Así se va contando la Argentina que clama el regreso de Perón, la Argentina de la debacle ante la fuerza aplastante de la bota militar con su máximo representante en jefe, el generalote de la siniestra mirada Jorge Rafael Videla y sus secuaces a sueldo, transfigurados en escena como instructores de gym, en demencial persecución, armados de fosforescentes linternas, pavorosa metáfora de las armas de electrochoque que la dictadura impuso oficial para las torturas.
Pero en la multimedia y en el escenario también fluye con su patina local la belleza porteña, que es la postal en ámbar de la melancolía. Hay cuadros excepcionales que nos remiten a Sur, la inolvidable película de Fernando ‘Pino’ Solanas, bello himno a la libertad y a la esperanza, como lo es el tango que lleva su nombre, letra de Homero Manzi, música de Aníbal Troilo.
Están los bulines de Calle Corrientes, ráfagas del Tortoni de Borges y Cadícamo, el Obelisco, Maradona, el balón de fútbol que desafía con el grito de gol la intermitencia seca de la metralla, los salones milongueros, el bandoneonista acorralado que en el despertar de sus pesadillas arrulla un niño de nadie.

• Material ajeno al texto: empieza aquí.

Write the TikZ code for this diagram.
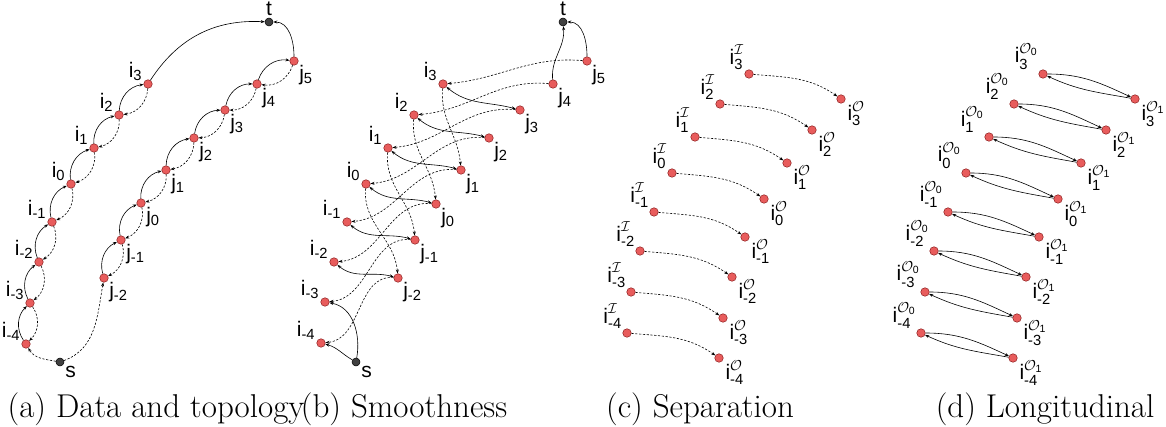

Y dieciocho años después, la niña que otrora indagaba desconsolada por el paradero de sus padres…
La banda en vivo y una veintena de bailarines-actores meten el dedo en la llaga de esta memorabilia que en su momento, y en todas las épocas, ha tocado el alma de propios y extraños, de nosotros, de la desamparada vecindad latinoamericana. Un ‘Adiós Nonino’, de Piazzolla, arroja desventuradas noticias de todos los hijos y padres sacrificados.
El tango actúa a la vez como bálsamo y cauterizante. Pero cuando salen a escena las damas de pañoletas blancas con las fotos y los nombres de sus hijos y maridos desaparecidos, apelamos al buen recurso de tragarnos las lágrimas.